* [MATERIAL]:
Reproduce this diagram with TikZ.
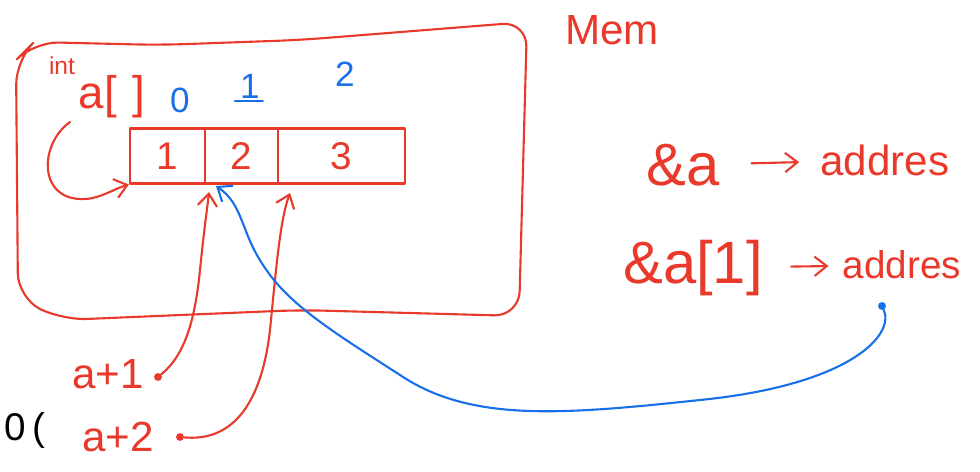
\documentclass[tikz,border=0pt]{standalone}
\usepackage{fontspec}
\setmainfont{Liberation Sans}
\usetikzlibrary{arrows.meta}
\definecolor{pred}{RGB}{232,57,42}
\definecolor{pblue}{RGB}{24,112,232}
\begin{document}
\begin{tikzpicture}[x=0.02cm,y=-0.02cm, line cap=round, line join=round,
  ink/.style={pred, line width=1.2pt},
  blueink/.style={pblue, line width=1.2pt},
  barbtip/.style={-{Straight Barb[length=7pt,width=11pt]}},
  cell/.style={draw=pred, line width=1.2pt, minimum height=1.1cm, inner sep=0pt, text=pred, font=\fontsize{22}{24}\selectfont},
  hand/.style={text=pred, inner sep=0pt},
  bluetext/.style={text=pblue, inner sep=0pt, font=\fontsize{20}{22}\selectfont},
  dotnode/.style={circle, fill=#1, inner sep=0pt, minimum size=4.5pt}
]
\useasboundingbox (0,0) rectangle (980,472);

% memory box
\draw[ink, rounded corners=14pt] (160,45) -- (300,40) -- (527,22) -- (519,316) -- (300,310) -- (62,320) -- (18,298) -- (16,60) -- (34,42) -- cycle;
\node[hand, font=\fontsize{24}{26}\selectfont] (mem) at (612,30) {Mem};

% array
\node[cell, minimum width=1.5cm]  (c1) at (167.5,156) {1};
\node[cell, minimum width=1.46cm] (c2) at (241.5,156) {2};
\node[cell, minimum width=2.54cm] (c3) at (341.5,156) {3};

% labels
\node[hand, font=\fontsize{14}{15}\selectfont] (int) at (62,66) {int};
\node[hand, font=\fontsize{26}{28}\selectfont] (aname) at (112,97) {a[\,\,]};
\node[bluetext] (i0) at (180,100) {0};
\node[bluetext] (i1) at (250,86) {1};
\draw[blueink] (i1.south west) ++(-5,3) -- ++(28,0);
\node[bluetext] (i2) at (345,74) {2};

% loop arrow from a[] to the array
\coordinate (s0) at (70,122);
\draw[ink, barbtip] (s0) .. controls (42,142) and (38,190) .. (72,198) .. controls (95,203) and (110,190) .. (c1.south west);

% a+1, a+2
\node[hand, font=\fontsize{24}{26}\selectfont] (ap1) at (108,374) {a+1};
\node[hand, font=\fontsize{24}{26}\selectfont] (ap2) at (118,437) {a+2};
\node[dotnode=pred] (dot1) at (158,377) {};
\node[dotnode=pred] (dot2) at (180,437) {};
\coordinate (t1) at (209,192);
\coordinate (t2) at (290,193);
\draw[ink, barbtip] (dot1) .. controls (185,355) and (195,320) .. (200,270) .. controls (204,230) and (207,210) .. (t1);
\draw[ink, barbtip] (dot2) .. controls (235,442) and (262,400) .. (270,330) .. controls (276,270) and (280,220) .. (t2);

\node[text=black, inner sep=0pt, font=\fontsize{22}{24}\selectfont] (oc) at (25,430) {0\,(};

% right side
\node[hand, font=\fontsize{34}{36}\selectfont] (amp1) at (683,165) {\&a};
\node[hand, font=\fontsize{24}{26}\selectfont] (addr1) at (885,160) {addres};
\draw[ink, barbtip, shorten <=18pt, shorten >=12pt] (amp1) -- (addr1);
\node[hand, font=\fontsize{34}{36}\selectfont] (amp2) at (693,268) {\&a[1]};
\node[hand, font=\fontsize{22}{24}\selectfont] (addr2) at (902,265) {addres};
\draw[ink, barbtip, shorten <=16pt, shorten >=8pt] (amp2) -- (addr2);

% blue pointer
\node[dotnode=pblue] (bdot) at (882,306) {};
\coordinate (t3) at (216,186);
\draw[blueink, barbtip] (bdot) .. controls (895,335) and (850,385) .. (700,400) .. controls (560,415) and (470,422) .. (400,375) .. controls (330,330) and (290,305) .. (265,268) .. controls (240,232) and (244,205) .. (t3);
\end{tikzpicture}
\end{document}
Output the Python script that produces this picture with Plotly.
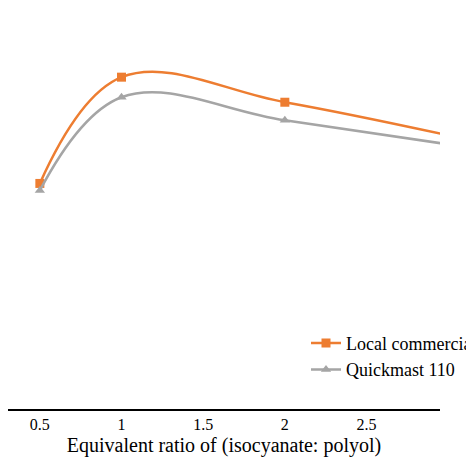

* [EXERCISE BRIEF]: Set every line down exactly as written, leaving each picture out.

* [OUTPUT]:
Reproduce this diagram with TikZ.
\documentclass[tikz,border=0pt]{standalone}
\usepackage{fontspec}
\setmainfont{Liberation Sans}
\usetikzlibrary{arrows.meta}
\definecolor{pred}{RGB}{232,57,42}
\definecolor{pblue}{RGB}{24,112,232}
\begin{document}
\begin{tikzpicture}[x=0.02cm,y=-0.02cm, line cap=round, line join=round,
  ink/.style={pred, line width=1.2pt},
  blueink/.style={pblue, line width=1.2pt},
  barbtip/.style={-{Straight Barb[length=7pt,width=11pt]}},
  cell/.style={draw=pred, line width=1.2pt, minimum height=1.1cm, inner sep=0pt, text=pred, font=\fontsize{22}{24}\selectfont},
  hand/.style={text=pred, inner sep=0pt},
  bluetext/.style={text=pblue, inner sep=0pt, font=\fontsize{20}{22}\selectfont},
  dotnode/.style={circle, fill=#1, inner sep=0pt, minimum size=4.5pt}
]
\useasboundingbox (0,0) rectangle (980,472);

% memory box
\draw[ink, rounded corners=14pt] (160,45) -- (300,40) -- (527,22) -- (519,316) -- (300,310) -- (62,320) -- (18,298) -- (16,60) -- (34,42) -- cycle;
\node[hand, font=\fontsize{24}{26}\selectfont] (mem) at (612,30) {Mem};

% array
\node[cell, minimum width=1.5cm]  (c1) at (167.5,156) {1};
\node[cell, minimum width=1.46cm] (c2) at (241.5,156) {2};
\node[cell, minimum width=2.54cm] (c3) at (341.5,156) {3};

% labels
\node[hand, font=\fontsize{14}{15}\selectfont] (int) at (62,66) {int};
\node[hand, font=\fontsize{26}{28}\selectfont] (aname) at (112,97) {a[\,\,]};
\node[bluetext] (i0) at (180,100) {0};
\node[bluetext] (i1) at (250,86) {1};
\draw[blueink] (i1.south west) ++(-5,3) -- ++(28,0);
\node[bluetext] (i2) at (345,74) {2};

% loop arrow from a[] to the array
\coordinate (s0) at (70,122);
\draw[ink, barbtip] (s0) .. controls (42,142) and (38,190) .. (72,198) .. controls (95,203) and (110,190) .. (c1.south west);

% a+1, a+2
\node[hand, font=\fontsize{24}{26}\selectfont] (ap1) at (108,374) {a+1};
\node[hand, font=\fontsize{24}{26}\selectfont] (ap2) at (118,437) {a+2};
\node[dotnode=pred] (dot1) at (158,377) {};
\node[dotnode=pred] (dot2) at (180,437) {};
\coordinate (t1) at (209,192);
\coordinate (t2) at (290,193);
\draw[ink, barbtip] (dot1) .. controls (185,355) and (195,320) .. (200,270) .. controls (204,230) and (207,210) .. (t1);
\draw[ink, barbtip] (dot2) .. controls (235,442) and (262,400) .. (270,330) .. controls (276,270) and (280,220) .. (t2);

\node[text=black, inner sep=0pt, font=\fontsize{22}{24}\selectfont] (oc) at (25,430) {0\,(};

% right side
\node[hand, font=\fontsize{34}{36}\selectfont] (amp1) at (683,165) {\&a};
\node[hand, font=\fontsize{24}{26}\selectfont] (addr1) at (885,160) {addres};
\draw[ink, barbtip, shorten <=18pt, shorten >=12pt] (amp1) -- (addr1);
\node[hand, font=\fontsize{34}{36}\selectfont] (amp2) at (693,268) {\&a[1]};
\node[hand, font=\fontsize{22}{24}\selectfont] (addr2) at (902,265) {addres};
\draw[ink, barbtip, shorten <=16pt, shorten >=8pt] (amp2) -- (addr2);

% blue pointer
\node[dotnode=pblue] (bdot) at (882,306) {};
\coordinate (t3) at (216,186);
\draw[blueink, barbtip] (bdot) .. controls (895,335) and (850,385) .. (700,400) .. controls (560,415) and (470,422) .. (400,375) .. controls (330,330) and (290,305) .. (265,268) .. controls (240,232) and (244,205) .. (t3);
\end{tikzpicture}
\end{document}
Output the Python script that produces this picture with Plotly.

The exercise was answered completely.